Mayor London Breed said The City has been able to move forward with reopening plans because residents have largely followed public health guidelines, such as wearing face coverings in public. Declaring the movement a sign of The City’s economic recovery, she added:

“Every step of the way we’ve made decisions through the lens of public health, and we will continue to do so going forward. We know new cases of COVID are rising in other parts of the country, so we cannot relax. We must remain vigilant.”

In addition, climbing gyms and walls within fitness centers can also resume operations with limited capacity and specific health guidelines in place.

Indoor fitness centers will be permitted to increase capacity by 25 percent, up from the current 10 percent, but cardio or aerobic classes are still prohibited. 

The City is also allowing limited removal of face coverings during some personal care services provided by estheticians.

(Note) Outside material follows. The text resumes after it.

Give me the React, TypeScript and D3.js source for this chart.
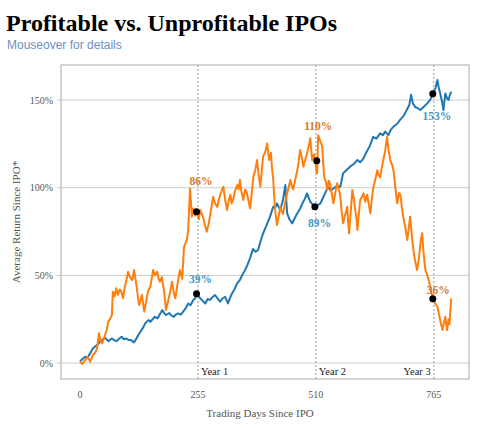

Officials are planning the safe reopening for indoor pools, indoor bowling alleys and fitness center locker rooms and showers to reopen on Nov. 3. Indoor dining, places of worship and indoor museums will be allowed to increase capacity from 25 to 50 percent as of Nov. 3.

The Mayor’s Office said she’s looking at a mid-November goal to reopen alcohol-only bars.

The City’s Covid-19 health indicators have shown a drop in the seven-day average of new Covid-19 cases per day. That average has dropped from 130 cases per day on July 20 to 31 as of Oct. 13.

The San Francisco Department of Public Health reports 11,937 confirmed cases and 133 resulting deaths with data reported through Saturday.